The rally was organized by Save East Hampton, a group of residents who have led the efforts against the utility project.
Public officials spoke of East Hampton's history of successful fights against other controversial utility and energy projects -- from the Shoreham nuclear power plant to offshore oil drilling -- and vowed to continue their efforts to see the power lines buried and the new, taller poles removed. Mr. Thiele and Mr. Cantwell voiced strong criticism of PSEG, and of Gov. Andrew M. Cuomo for failing to respond to East Hampton's concerns. Mr. Rickenbach said the protesters had the full support of the village board.

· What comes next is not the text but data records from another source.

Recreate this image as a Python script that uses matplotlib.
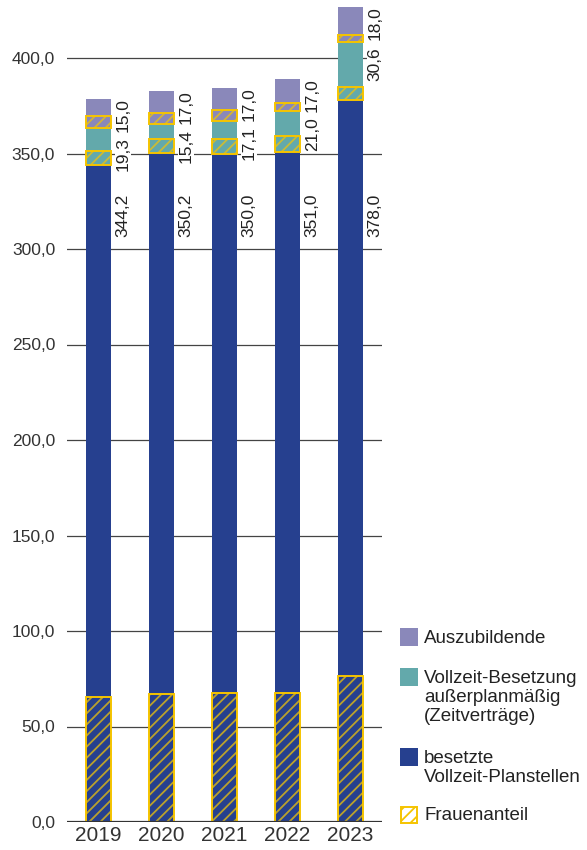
import numpy as np
import matplotlib
matplotlib.use('Agg')
import matplotlib.pyplot as plt
from matplotlib.patches import Rectangle
#-------------------------------------------------------------------------------
# DATA
#-------------------------------------------------------------------------------
years = ['2019', '2020', '2021', '2022', '2023']
planstellen = [344.2, 350.2, 350.0, 351.0, 378.0]
ausserplan = [19.3, 15.4, 17.1, 21.0, 30.6]
azubi = [15.0, 17.0, 17.0, 17.0, 18.0]
# Frauenanteil je Segment (aus Grafik geschaetzt)
frauen_plan = [65.3, 67.0, 67.3, 67.8, 76.4]
frauen_ausser = [7.0, 7.2, 7.6, 8.0, 6.9]
frauen_azubi = [6.3, 5.4, 5.7, 4.4, 3.5]
yticks = [0, 50, 100, 150, 200, 250, 300, 350, 400]

c_plan = '#26408f'
c_ausser = '#63a9ab'
c_azubi = '#8a88ba'
c_yellow = '#f5c400'
c_hatch = (0.93, 0.76, 0.05, 0.75)

plt.rcParams['font.family'] = ['Liberation Sans', 'DejaVu Sans']
plt.rcParams['hatch.linewidth'] = 1.3

def fmt(v):
    return ('%.1f' % v).replace('.', ',')
#-------------------------------------------------------------------------------
# PLOT
#-------------------------------------------------------------------------------
fig = plt.figure(figsize=(5.87, 8.5), dpi=100)
ax = fig.add_axes([67/587, 28/850, 315/587, 821.3/850])
x = np.arange(len(years))
w = 0.41
plan = np.array(planstellen)
ausser = np.array(ausserplan)
az = np.array(azubi)

for yv in yticks[1:]:
    ax.axhline(yv, color='#444444', lw=0.9, zorder=0)
ax.axhline(0, color='#333333', lw=1.6, zorder=4)

ax.bar(x, plan, w, color=c_plan, zorder=2)
ax.bar(x, ausser, w, bottom=plan, color=c_ausser, zorder=2)
ax.bar(x, az, w, bottom=plan + ausser, color=c_azubi, zorder=2)

# Frauenanteil: schraffiert ueber jedem Segment
bottoms = [np.zeros(len(years)), plan, plan + ausser]
for fr, bt in zip([frauen_plan, frauen_ausser, frauen_azubi], bottoms):
    ax.bar(x, fr, w, bottom=bt, color='none', edgecolor=c_hatch, hatch='///', lw=0, zorder=3)
    ax.bar(x, fr, w, bottom=bt, color='none', edgecolor=c_yellow, lw=1.4, zorder=3)

ax.set_xlim(-0.5, 4.5)
ax.set_ylim(0, 430)

# Werte-Beschriftung
tb = dict(facecolor='white', edgecolor='none', pad=0.3)
lblkw = dict(rotation=90, ha='left', va='top', fontsize=12.5, color='#222222', bbox=tb, zorder=5)
fig.canvas.draw()
rend = fig.canvas.get_renderer()
for i in range(len(years)):
    xl = x[i] + w/2 + 0.07
    ax.text(xl, 329, fmt(planstellen[i]), **lblkw)
    t = ax.text(xl, plan[i] + ausser[i] + az[i] + 0.5, fmt(azubi[i]), **lblkw)
    bb = t.get_window_extent(rend).transformed(ax.transData.inverted())
    ytop = min(plan[i] + ausser[i] - 3, bb.y0 - 2.5)
    ax.text(xl, ytop, fmt(ausserplan[i]), **lblkw)

ax.set_yticks(yticks)
ax.set_yticklabels([fmt(v) for v in yticks], fontsize=12.5, color='#333333')
ax.set_xticks(x)
ax.set_xticklabels(years, fontsize=15, color='#333333')
ax.tick_params(axis='y', length=0, pad=8.5)
ax.tick_params(axis='x', length=0, pad=3)
for s in ax.spines.values():
    s.set_visible(False)

#-------------------------------------------------------------------------------
# LEGEND
#-------------------------------------------------------------------------------
leg = [(c_azubi, 628, 'Auszubildende'),
       (c_ausser, 668, 'Vollzeit-Besetzung\naußerplanmäßig\n(Zeitverträge)'),
       (c_plan, 748, 'besetzte\nVollzeit-Planstellen')]
for col, ytop, lab in leg:
    fig.patches.append(Rectangle((400/587, 1 - (ytop + 18)/850), 18/587, 18/850, transform=fig.transFigure, facecolor=col, edgecolor='none'))
    fig.text(424/587, 1 - (ytop + 2)/850, lab, ha='left', va='top', fontsize=13.5, color='#222222', linespacing=1.17)
fig.patches.append(Rectangle((401/587, 1 - 823/850), 16/587, 16/850, transform=fig.transFigure, facecolor='white', edgecolor=c_yellow, hatch='///', lw=1.4))
fig.text(424/587, 1 - 815/850, 'Frauenanteil', ha='left', va='center', fontsize=13.5, color='#222222')

plt.savefig('out.png', dpi=100)
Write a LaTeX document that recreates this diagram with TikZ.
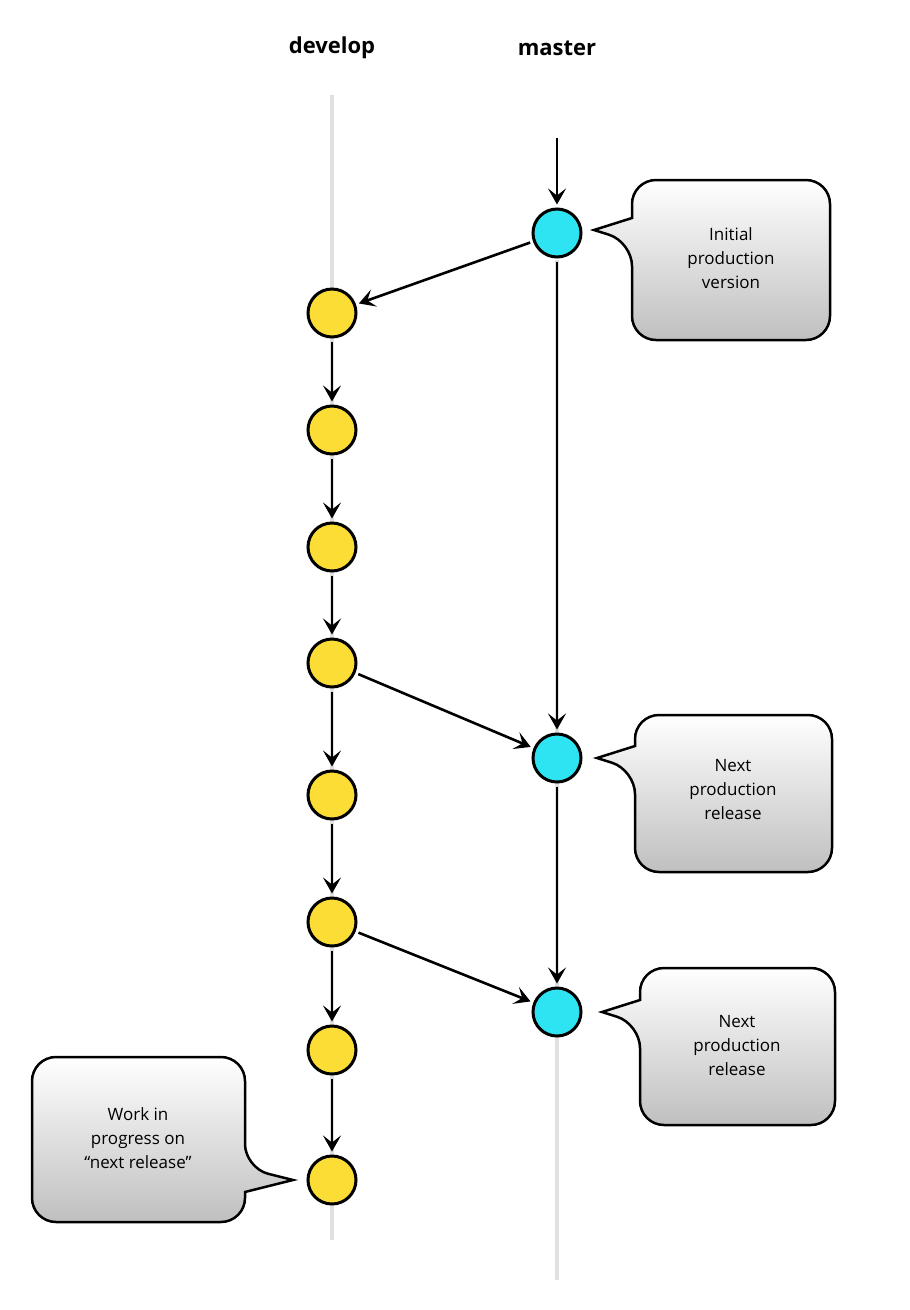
\documentclass[tikz,border=0pt]{standalone}
\usepackage{fontspec}
\setmainfont{Open Sans}
\usetikzlibrary{arrows.meta}
\definecolor{dev}{HTML}{FCDD35}
\definecolor{mas}{HTML}{2EE3F2}
\begin{document}
\begin{tikzpicture}[x=1pt,y=-1pt,
  commit/.style={circle,draw=black,line width=3pt,minimum size=48pt,inner sep=0pt},
  dc/.style={commit,fill=dev},
  mc/.style={commit,fill=mas},
  arr/.style={line width=2.6pt,-{Stealth[length=16pt,width=18pt,inset=7pt]},shorten >=3pt,shorten <=3pt},
  lane/.style={line width=4pt,draw=black!12},
  title/.style={font=\bfseries\fontsize{22}{26}\selectfont},
  callout/.style={draw=black,line width=2.5pt,top color=white,bottom color=black!25},
  ctext/.style={align=center,font=\fontsize{17}{24}\selectfont}]
\useasboundingbox (0,0) rectangle (910,1310);
\draw[lane] (332,95) -- (332,1240);
\draw[lane] (557,260) -- (557,1280);
\node[title] (tdev) at (332,48) {develop};
\node[title] (tmas) at (557,48) {master};
\coordinate (top) at (557,135);
\foreach \i/\y in {1/313,2/430,3/547,4/663,5/795,6/922,7/1050,8/1180}
  \node[dc] (d\i) at (332,\y) {};
\node[mc] (m1) at (557,233) {};
\node[mc] (m2) at (557,758) {};
\node[mc] (m3) at (557,1012) {};
\draw[arr] (top) -- (m1);
\draw[arr] (m1) -- (m2);
\draw[arr] (m2) -- (m3);
\foreach \a/\b in {1/2,2/3,3/4,4/5,5/6,6/7,7/8}
  \draw[arr] (d\a) -- (d\b);
\draw[arr] (m1) -- (d1);
\draw[arr] (d4) -- (m2);
\draw[arr] (d6) -- (m3);
% callouts
\path[callout] (632,242) -- (594,230) -- (632,218) [rounded corners=24] -- (632,180) -- (830,180) -- (830,340) -- (632,340) -- cycle;
\node[ctext] (c1) at (731,258) {Initial\\production\\version};
\path[callout] (635,770) -- (597,758) -- (635,746) [rounded corners=24] -- (635,715) -- (832,715) -- (832,872) -- (635,872) -- cycle;
\node[ctext] (c2) at (733,790) {Next\\production\\release};
\path[callout] (640,1024) -- (602,1012) -- (640,1000) [rounded corners=24] -- (640,968) -- (835,968) -- (835,1125) -- (640,1125) -- cycle;
\node[ctext] (c3) at (737,1046) {Next\\production\\release};
\path[callout] (245,1168) -- (293,1180) -- (245,1192) [rounded corners=24] -- (245,1222) -- (32,1222) -- (32,1057) -- (245,1057) -- cycle;
\node[ctext] (c4) at (138,1138) {Work in\\progress on\\“next release”};
\end{tikzpicture}
\end{document}
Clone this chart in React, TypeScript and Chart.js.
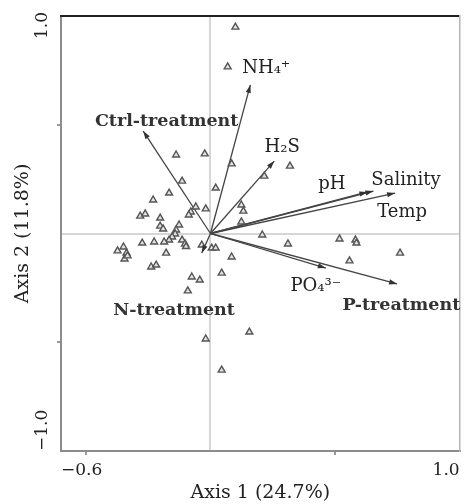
import React, { useEffect, useRef } from 'react';
import { Chart, registerables } from 'chart.js';

Chart.register(...registerables);

// Site scores (triangles)
const siteX = [
  0.100, 0.069, -0.138, -0.023, 0.085, 0.319, 0.216, -0.114, 0.021, -0.166,
  -0.230, -0.059, -0.019, -0.079, -0.087, -0.282, -0.262, -0.202, 0.124, 0.132,
  0.124, -0.202, -0.190, -0.126, -0.138, -0.142, -0.154, -0.166, -0.186, -0.226,
  -0.274, -0.114, -0.102, -0.098, -0.178, -0.373, -0.349, -0.337, -0.345, -0.333,
  -0.035, 0.005, 0.021, 0.085, -0.238, -0.218, -0.075, -0.043, -0.091, 0.045,
  -0.019, 0.045, 0.156, 0.208, 0.311, 0.518, 0.582, 0.586, 0.558, 0.761,
];
const siteY = [
  0.949, 0.766, 0.361, 0.366, 0.320, 0.310, 0.264, 0.241, 0.209, 0.186,
  0.154, 0.122, 0.113, 0.099, 0.085, 0.080, 0.090, 0.071, 0.131, 0.103,
  0.053, 0.034, 0.021, 0.039, 0.016, -0.002, -0.016, -0.030, -0.039, -0.039,
  -0.044, -0.030, -0.048, -0.060, -0.090, -0.080, -0.062, -0.090, -0.117, -0.103,
  -0.053, -0.067, -0.067, -0.108, -0.154, -0.145, -0.200, -0.214, -0.264, -0.182,
  -0.485, -0.628, -0.453, -0.007, -0.048, -0.025, -0.030, -0.044, -0.126, -0.090,
];

// Environmental / treatment vectors
const vectorNames = ['NH₄⁺', 'Ctrl-treatment', 'H₂S', 'pH', 'Salinity', 'Temp', 'PO₄³⁻', 'P-treatment', 'N-treatment'];
const vectorX = [0.160, -0.270, 0.256, 0.630, 0.654, 0.741, 0.463, 0.749, -0.035];
const vectorY = [0.683, 0.471, 0.333, 0.191, 0.195, 0.186, -0.159, -0.232, -0.090];
const vectorIsTreatment = [false, true, false, false, false, false, false, true, true];
// label anchors (data units)
const labelX = [0.224, -0.176, 0.288, 0.487, 0.785, 0.769, 0.423, 0.530, -0.146];
const labelY = [0.761, 0.513, 0.398, 0.228, 0.246, 0.099, -0.241, -0.329, -0.352];
const labelAlign = ['center', 'center', 'center', 'center', 'center', 'center', 'center', 'left', 'center'];

const xTickValues = [-0.6, -0.5, 0, 0.5, 1.0];
const xTickLabels = ['−0.6', '', '', '', '1.0'];
const yTickValues = [-1.0, -0.5, 0, 0.5, 1.0];
const yTickLabels = ['−1.0', '', '', '', '1.0'];
const xTitle = 'Axis 1 (24.7%)';
const yTitle = 'Axis 2 (11.8%)';

const FONT = '"DejaVu Serif", "Liberation Serif", serif';

const extrasPlugin = {
  id: 'biplotExtras',
  afterDatasetsDraw(chart: any) {
    const { ctx, scales } = chart;
    const x = scales.x;
    const y = scales.y;
    const ox = x.getPixelForValue(0);
    const oy = y.getPixelForValue(0);
    ctx.save();
    // arrowheads
    ctx.fillStyle = '#333';
    for (let i = 0; i < vectorX.length; i++) {
      const tx = x.getPixelForValue(vectorX[i]);
      const ty = y.getPixelForValue(vectorY[i]);
      const ang = Math.atan2(ty - oy, tx - ox);
      const len = 8;
      const half = 2.6;
      const c = Math.cos(ang);
      const s = Math.sin(ang);
      const bx = tx - len * c;
      const by = ty - len * s;
      ctx.beginPath();
      ctx.moveTo(tx, ty);
      ctx.lineTo(bx + half * s, by - half * c);
      ctx.lineTo(bx - half * s, by + half * c);
      ctx.closePath();
      ctx.fill();
    }
    // labels
    ctx.textBaseline = 'middle';
    for (let i = 0; i < vectorNames.length; i++) {
      const bold = vectorIsTreatment[i];
      ctx.font = (bold ? 'bold 17.5px ' : '18px ') + FONT;
      ctx.fillStyle = bold ? '#333' : '#222';
      ctx.textAlign = labelAlign[i];
      ctx.fillText(vectorNames[i], x.getPixelForValue(labelX[i]), y.getPixelForValue(labelY[i]));
    }
    ctx.restore();
  },
  afterDraw(chart: any) {
    const { ctx, scales, chartArea } = chart;
    const y = scales.y;
    ctx.save();
    ctx.font = '17px ' + FONT;
    ctx.fillStyle = '#222';
    ctx.textBaseline = 'middle';
    for (let i = 0; i < yTickValues.length; i++) {
      const lab = yTickLabels[i];
      if (!lab) continue;
      const py = y.getPixelForValue(yTickValues[i]);
      ctx.save();
      ctx.translate(chartArea.left - 18, py);
      ctx.rotate(-Math.PI / 2);
      if (i === yTickValues.length - 1) {
        ctx.textAlign = 'right';
        ctx.fillText(lab, 4, 0);
      } else {
        ctx.textAlign = 'left';
        ctx.fillText(lab, 0, 0);
      }
      ctx.restore();
    }
    ctx.restore();
  },
};

export default function App() {
  const canvasRef = useRef<HTMLCanvasElement | null>(null);

  useEffect(() => {
    if (!canvasRef.current) return;
    const sites = siteX.map((vx, i) => ({ x: vx, y: siteY[i] }));
    const arrowSets = vectorX.map((vx, i) => ({
      label: vectorNames[i],
      data: [{ x: 0, y: 0 }, { x: vx, y: vectorY[i] }],
      showLine: true,
      borderColor: '#444',
      borderWidth: 1.3,
      pointRadius: 0,
      pointHoverRadius: 0,
    }));

    const zeroGrid = (c: any) => (c.tick && c.tick.value === 0 ? '#d6d6d6' : 'rgba(0,0,0,0)');
    const halfTick = (c: any) => (c.tick && Math.abs(Math.abs(c.tick.value) - 0.5) < 1e-9 ? '#777' : 'rgba(0,0,0,0)');

    const chart = new Chart(canvasRef.current, {
      type: 'scatter',
      data: {
        datasets: [
          {
            label: 'Sites',
            data: sites,
            pointStyle: 'triangle',
            pointRadius: 4,
            borderWidth: 1.4,
            borderColor: '#555',
            backgroundColor: '#e2e2e2',
          },
          ...arrowSets,
        ],
      },
      options: {
        responsive: false,
        animation: false,
        layout: { padding: { top: 16, right: 2, left: 0, bottom: 0 } },
        plugins: { legend: { display: false }, tooltip: { enabled: false } },
        scales: {
          x: {
            type: 'linear',
            position: 'bottom',
            min: -0.6,
            max: 1.0,
            afterBuildTicks: (s: any) => { s.ticks = xTickValues.map((v) => ({ value: v })); },
            afterFit: (s: any) => { s.height = 53; s.paddingLeft = 0; s.paddingRight = 0; },
            grid: { color: zeroGrid, lineWidth: 2, drawTicks: true, tickLength: 4, tickColor: halfTick, tickWidth: 1.5 },
            border: { display: true, color: '#8c8c8c', width: 2 },
            ticks: {
              align: 'inner',
              padding: 5,
              color: '#222',
              font: { family: FONT, size: 17 },
              callback: (_v: any, i: number) => xTickLabels[i],
            },
            title: { display: true, text: xTitle, color: '#222', font: { family: FONT, size: 19 }, padding: { top: 0, bottom: 0 } },
          },
          y: {
            type: 'linear',
            position: 'left',
            min: -1.0,
            max: 1.0,
            afterBuildTicks: (s: any) => { s.ticks = yTickValues.map((v) => ({ value: v })); },
            afterFit: (s: any) => { s.width = 61; s.paddingTop = 0; s.paddingBottom = 0; },
            grid: { color: zeroGrid, lineWidth: 2, drawTicks: true, tickLength: 4, tickColor: halfTick, tickWidth: 1.5 },
            border: { display: true, color: '#8c8c8c', width: 2 },
            ticks: { display: false },
            title: { display: true, text: yTitle, color: '#222', font: { family: FONT, size: 19 }, padding: { top: 11.5, bottom: 0 } },
          },
          x2: {
            type: 'linear',
            position: 'top',
            min: -0.6,
            max: 1.0,
            afterFit: (s: any) => { s.height = 0; s.paddingLeft = 0; s.paddingRight = 0; },
            grid: { display: false, drawTicks: false },
            border: { display: true, color: '#222', width: 2 },
            ticks: { display: false },
          },
          y2: {
            type: 'linear',
            position: 'right',
            min: -1.0,
            max: 1.0,
            afterFit: (s: any) => { s.width = 0; s.paddingTop = 0; s.paddingBottom = 0; },
            grid: { display: false, drawTicks: false },
            border: { display: true, color: '#b5b5b5', width: 1.5 },
            ticks: { display: false },
          },
        },
      },
      plugins: [extrasPlugin],
    } as any);

    return () => chart.destroy();
  }, []);

  return (
    <div style={{ position: 'absolute', left: 0, top: 0, width: 465, height: 504, background: '#fff' }}>
      <canvas ref={canvasRef} width={465} height={504} style={{ display: 'block' }} />
    </div>
  );
}
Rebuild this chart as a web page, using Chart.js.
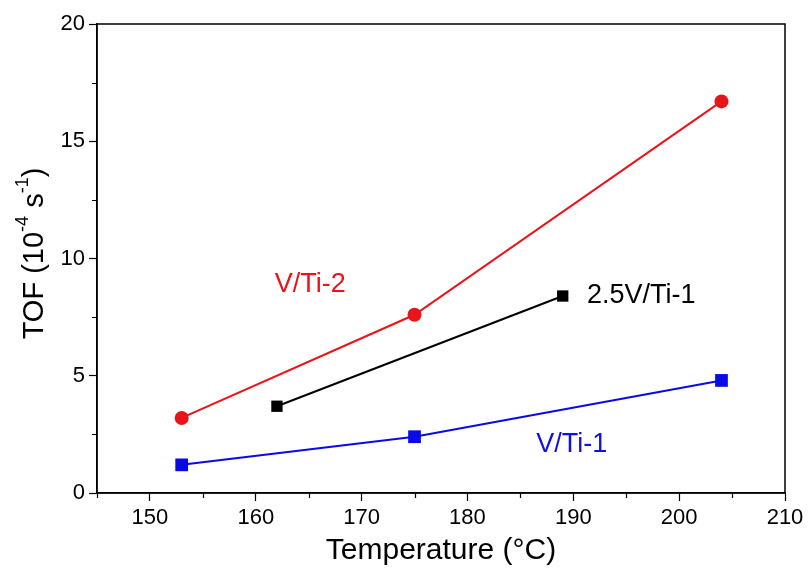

The village board members Barbara Borsack and Richard Lawler and town board members Peter Van Scoyoc and Sylvia Overby were also in attendance. The Ladies Village Improvement Society, which recently announced its support for burying the lines, was well represented, too. The L.V.I.S. cares for East Hampton's street trees and is angry at how the utility has handled tree trimming by the power lines
Many residents have also criticized PSEG for work over the winter at its Old Stone Highway, Amagansett, substation, calling it "awful" and "an eyesore." At the rally, Mr. Cantwell announced that on Friday the town had issued PSEG a stop-work order at the Amagansett substation. Once largely shielded from view by thick vegetation, the substation property is now ringed by a chain-link fence topped with barbed wire with no shrubs or bushes to disguise it. The town believes the project should have been subjected to site plan review before the East Hampton Town Planning Board and should have required a building permit.